**Set task**
Search the material for the word "with" and copy each line that holds it.

**Given data**

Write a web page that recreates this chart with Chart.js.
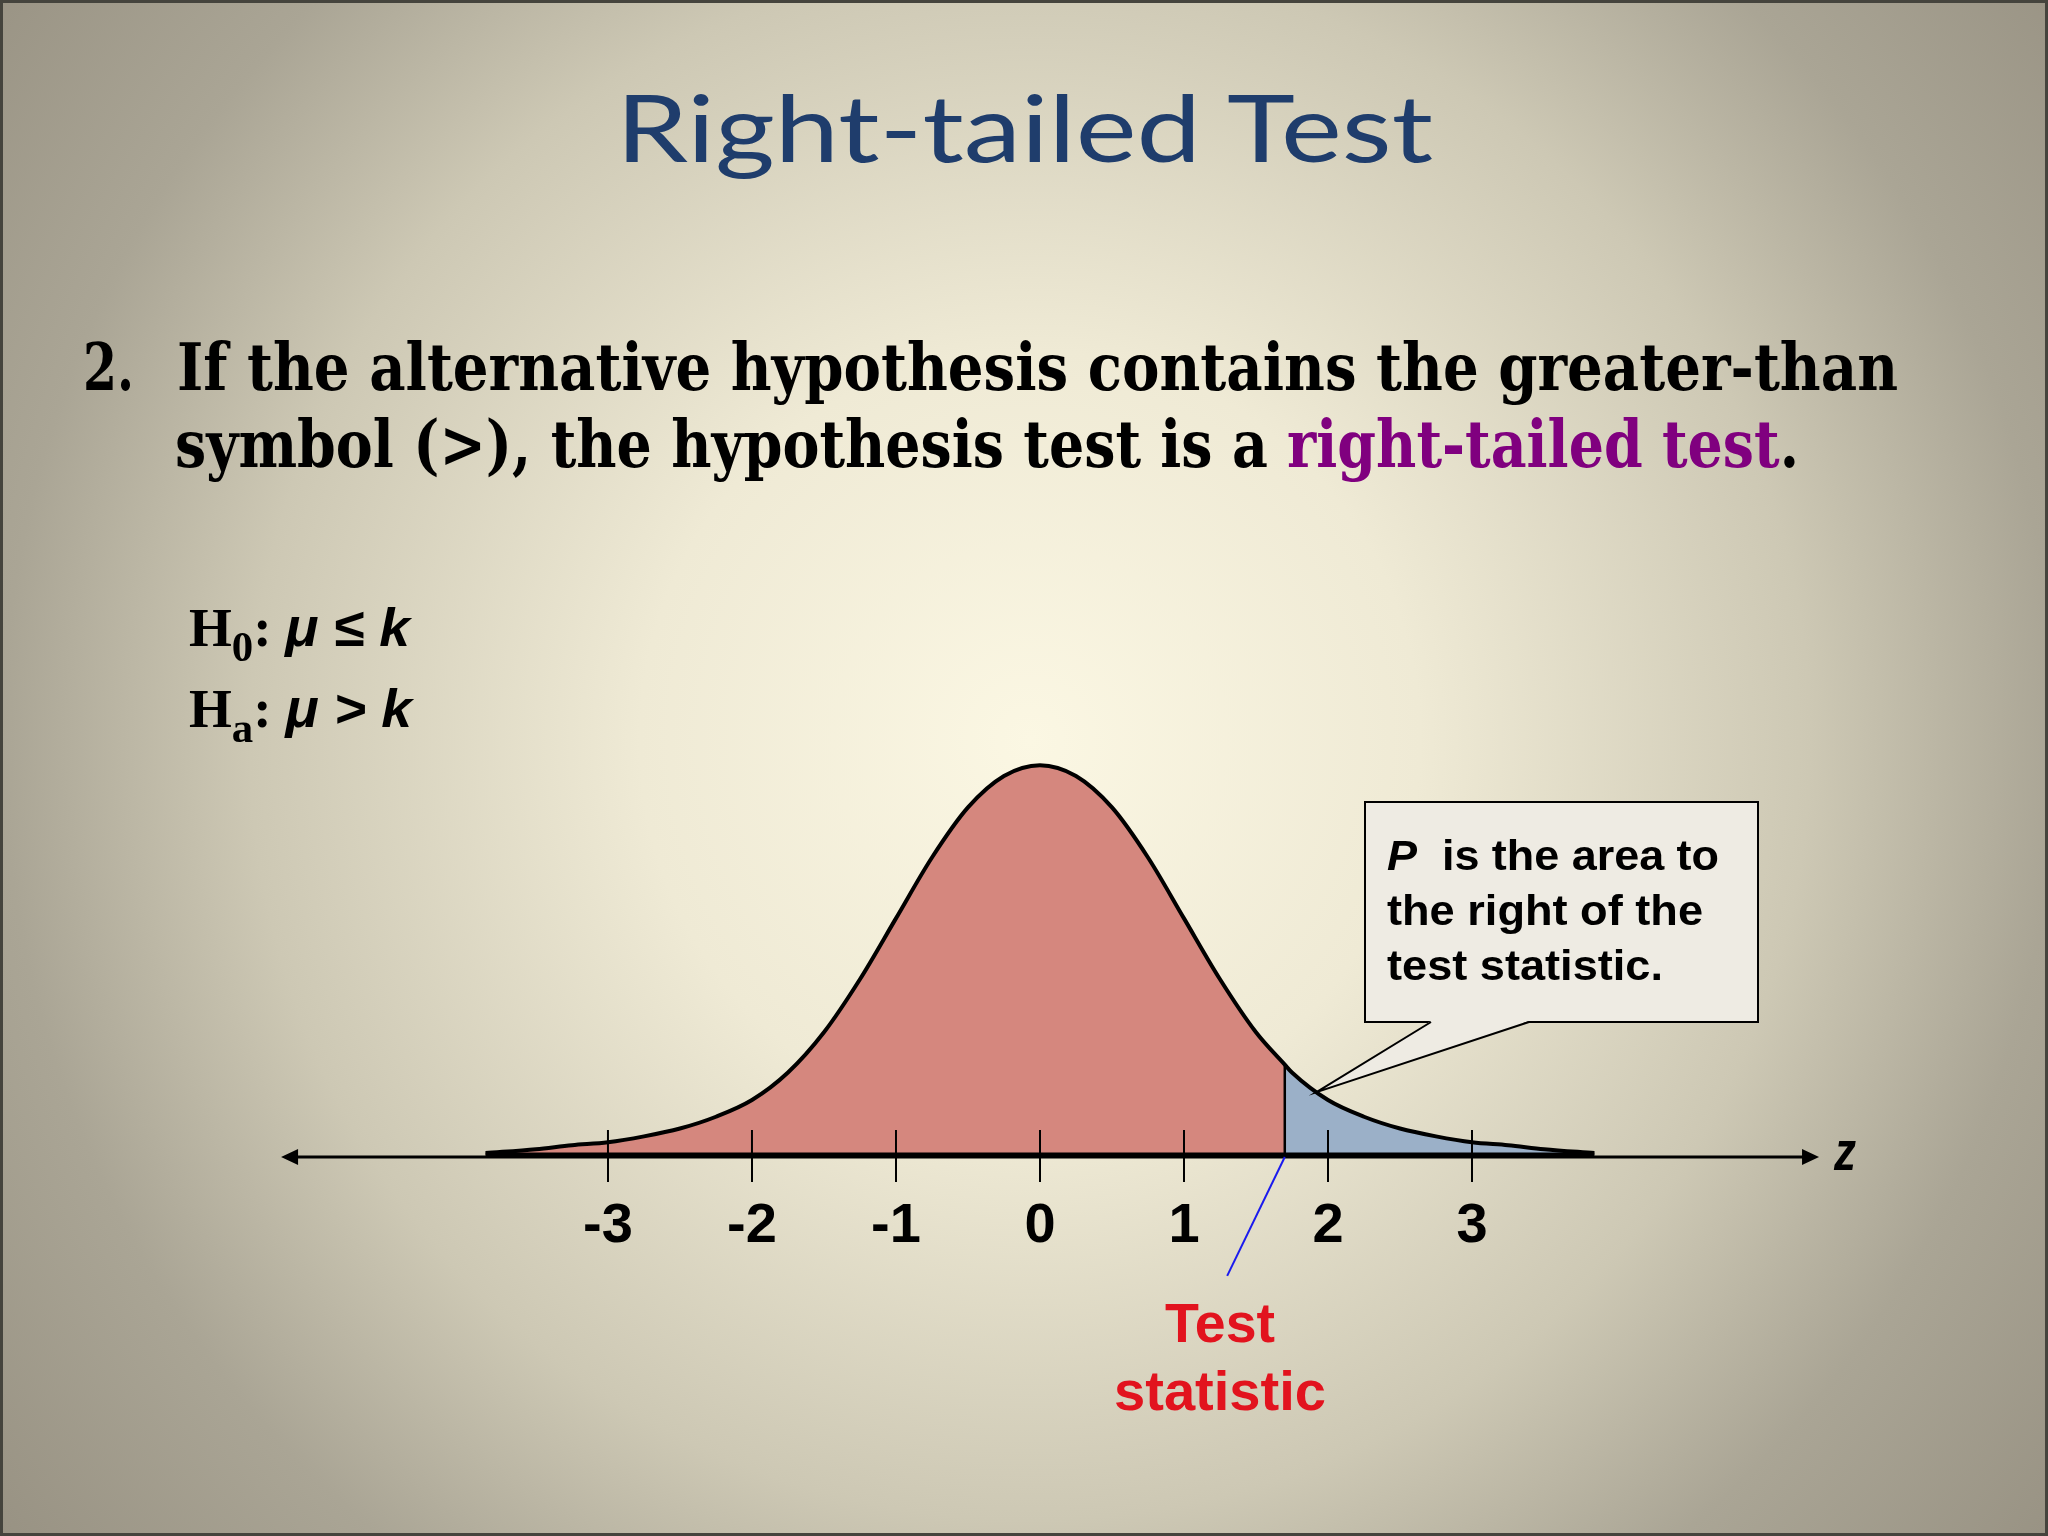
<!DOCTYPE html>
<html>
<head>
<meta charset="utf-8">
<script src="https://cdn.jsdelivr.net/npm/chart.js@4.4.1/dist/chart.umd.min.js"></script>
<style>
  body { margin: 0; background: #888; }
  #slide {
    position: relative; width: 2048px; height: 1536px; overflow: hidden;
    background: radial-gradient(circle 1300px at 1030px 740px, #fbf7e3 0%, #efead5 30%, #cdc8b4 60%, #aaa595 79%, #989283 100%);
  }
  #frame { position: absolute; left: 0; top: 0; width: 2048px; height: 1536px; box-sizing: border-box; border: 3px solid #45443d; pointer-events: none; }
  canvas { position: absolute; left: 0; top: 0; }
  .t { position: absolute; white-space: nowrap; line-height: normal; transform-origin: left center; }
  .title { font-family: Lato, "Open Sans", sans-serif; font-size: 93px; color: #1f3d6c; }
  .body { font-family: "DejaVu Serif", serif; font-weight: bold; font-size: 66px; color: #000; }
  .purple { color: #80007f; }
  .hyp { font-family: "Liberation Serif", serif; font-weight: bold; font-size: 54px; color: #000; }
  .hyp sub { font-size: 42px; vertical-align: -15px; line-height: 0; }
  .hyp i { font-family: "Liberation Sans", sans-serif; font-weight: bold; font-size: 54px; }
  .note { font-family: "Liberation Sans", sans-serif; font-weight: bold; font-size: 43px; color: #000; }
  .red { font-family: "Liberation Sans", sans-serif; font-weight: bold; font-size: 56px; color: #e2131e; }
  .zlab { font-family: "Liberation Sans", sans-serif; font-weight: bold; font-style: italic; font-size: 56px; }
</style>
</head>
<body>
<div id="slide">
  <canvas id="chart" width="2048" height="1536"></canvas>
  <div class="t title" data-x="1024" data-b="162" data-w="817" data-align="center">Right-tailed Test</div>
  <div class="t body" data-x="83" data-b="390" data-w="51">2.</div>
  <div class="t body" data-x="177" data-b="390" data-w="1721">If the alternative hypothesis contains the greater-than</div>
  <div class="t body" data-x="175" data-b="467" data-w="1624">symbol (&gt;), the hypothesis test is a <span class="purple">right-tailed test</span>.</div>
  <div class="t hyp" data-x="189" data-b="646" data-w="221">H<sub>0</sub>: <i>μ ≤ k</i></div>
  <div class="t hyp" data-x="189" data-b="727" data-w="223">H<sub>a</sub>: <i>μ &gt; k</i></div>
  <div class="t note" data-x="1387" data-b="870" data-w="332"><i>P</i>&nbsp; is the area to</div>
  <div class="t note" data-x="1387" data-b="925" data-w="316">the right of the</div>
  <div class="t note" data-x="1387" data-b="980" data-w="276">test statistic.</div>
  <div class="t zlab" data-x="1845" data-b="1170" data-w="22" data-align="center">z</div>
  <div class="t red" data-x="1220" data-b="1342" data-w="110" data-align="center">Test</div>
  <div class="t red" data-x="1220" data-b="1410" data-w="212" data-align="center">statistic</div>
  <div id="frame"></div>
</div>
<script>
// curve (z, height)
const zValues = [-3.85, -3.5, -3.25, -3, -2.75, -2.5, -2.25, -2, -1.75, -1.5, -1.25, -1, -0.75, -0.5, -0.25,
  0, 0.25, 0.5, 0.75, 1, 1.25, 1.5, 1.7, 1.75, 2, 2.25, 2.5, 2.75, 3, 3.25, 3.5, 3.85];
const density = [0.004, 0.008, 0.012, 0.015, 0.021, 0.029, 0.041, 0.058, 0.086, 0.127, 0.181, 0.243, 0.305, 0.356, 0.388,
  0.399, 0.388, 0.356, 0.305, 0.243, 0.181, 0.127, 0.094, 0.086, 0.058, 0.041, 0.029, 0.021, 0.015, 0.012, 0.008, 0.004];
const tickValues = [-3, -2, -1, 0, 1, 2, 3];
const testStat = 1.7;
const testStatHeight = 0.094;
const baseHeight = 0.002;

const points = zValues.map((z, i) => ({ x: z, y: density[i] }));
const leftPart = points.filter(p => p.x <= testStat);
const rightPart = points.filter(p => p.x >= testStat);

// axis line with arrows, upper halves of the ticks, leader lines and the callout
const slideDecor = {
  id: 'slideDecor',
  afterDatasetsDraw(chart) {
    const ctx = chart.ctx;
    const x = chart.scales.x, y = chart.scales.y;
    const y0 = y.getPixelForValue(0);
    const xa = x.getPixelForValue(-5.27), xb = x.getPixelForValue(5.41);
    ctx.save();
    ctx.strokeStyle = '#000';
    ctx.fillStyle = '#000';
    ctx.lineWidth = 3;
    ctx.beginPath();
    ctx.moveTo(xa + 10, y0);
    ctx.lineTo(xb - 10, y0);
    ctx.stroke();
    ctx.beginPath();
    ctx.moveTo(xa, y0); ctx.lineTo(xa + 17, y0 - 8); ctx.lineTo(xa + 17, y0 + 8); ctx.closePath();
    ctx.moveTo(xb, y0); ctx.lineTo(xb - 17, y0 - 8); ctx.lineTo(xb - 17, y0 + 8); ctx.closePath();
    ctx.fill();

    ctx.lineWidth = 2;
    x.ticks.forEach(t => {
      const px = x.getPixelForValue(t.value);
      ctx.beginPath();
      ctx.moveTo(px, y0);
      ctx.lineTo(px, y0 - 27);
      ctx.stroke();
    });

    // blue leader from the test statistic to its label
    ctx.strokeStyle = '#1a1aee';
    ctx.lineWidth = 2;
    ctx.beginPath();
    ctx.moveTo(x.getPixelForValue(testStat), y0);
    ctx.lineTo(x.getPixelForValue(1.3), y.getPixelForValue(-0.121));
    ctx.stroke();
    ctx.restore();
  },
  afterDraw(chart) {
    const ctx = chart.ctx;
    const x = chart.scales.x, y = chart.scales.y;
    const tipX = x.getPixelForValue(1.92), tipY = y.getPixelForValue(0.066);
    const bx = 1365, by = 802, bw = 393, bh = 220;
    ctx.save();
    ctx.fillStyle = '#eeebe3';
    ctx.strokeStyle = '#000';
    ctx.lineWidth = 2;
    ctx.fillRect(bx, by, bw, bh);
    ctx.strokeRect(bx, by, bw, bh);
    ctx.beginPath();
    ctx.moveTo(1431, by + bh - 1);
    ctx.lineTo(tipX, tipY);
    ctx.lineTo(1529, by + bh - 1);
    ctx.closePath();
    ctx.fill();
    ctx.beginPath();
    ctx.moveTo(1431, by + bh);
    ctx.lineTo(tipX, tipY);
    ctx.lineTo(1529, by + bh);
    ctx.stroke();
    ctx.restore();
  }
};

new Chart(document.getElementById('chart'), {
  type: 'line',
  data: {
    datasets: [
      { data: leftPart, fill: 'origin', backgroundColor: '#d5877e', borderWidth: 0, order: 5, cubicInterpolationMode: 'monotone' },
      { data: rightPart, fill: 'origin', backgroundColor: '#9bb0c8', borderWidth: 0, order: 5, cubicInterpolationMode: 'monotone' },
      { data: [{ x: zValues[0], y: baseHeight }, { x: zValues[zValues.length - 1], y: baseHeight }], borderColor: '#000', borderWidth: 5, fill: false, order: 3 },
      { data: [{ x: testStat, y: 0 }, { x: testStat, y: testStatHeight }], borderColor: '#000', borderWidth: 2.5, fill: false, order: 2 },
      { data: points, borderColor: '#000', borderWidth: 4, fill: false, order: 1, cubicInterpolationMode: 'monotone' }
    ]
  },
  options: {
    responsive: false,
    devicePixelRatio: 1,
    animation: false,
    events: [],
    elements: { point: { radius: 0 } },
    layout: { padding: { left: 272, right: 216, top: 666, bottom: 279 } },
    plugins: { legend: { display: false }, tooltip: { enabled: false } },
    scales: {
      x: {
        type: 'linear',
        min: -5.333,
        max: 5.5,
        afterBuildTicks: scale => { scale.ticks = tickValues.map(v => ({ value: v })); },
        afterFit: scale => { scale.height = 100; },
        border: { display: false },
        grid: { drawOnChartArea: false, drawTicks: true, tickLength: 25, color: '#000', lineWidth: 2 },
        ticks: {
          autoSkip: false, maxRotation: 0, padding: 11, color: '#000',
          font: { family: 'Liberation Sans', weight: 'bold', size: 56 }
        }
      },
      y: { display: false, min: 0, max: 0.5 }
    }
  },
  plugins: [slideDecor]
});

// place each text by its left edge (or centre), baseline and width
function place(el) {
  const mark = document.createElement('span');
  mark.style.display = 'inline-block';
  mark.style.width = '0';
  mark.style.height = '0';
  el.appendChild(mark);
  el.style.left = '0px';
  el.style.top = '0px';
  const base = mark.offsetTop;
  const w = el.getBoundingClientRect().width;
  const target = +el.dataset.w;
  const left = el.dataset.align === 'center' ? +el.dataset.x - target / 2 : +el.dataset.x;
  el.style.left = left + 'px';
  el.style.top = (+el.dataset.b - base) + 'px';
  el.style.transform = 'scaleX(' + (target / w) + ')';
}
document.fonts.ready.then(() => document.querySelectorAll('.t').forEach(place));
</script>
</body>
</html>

**The answer**
Write a web page that recreates this chart with Chart.js.
// axis line with arrows, upper halves of the ticks, leader lines and the callout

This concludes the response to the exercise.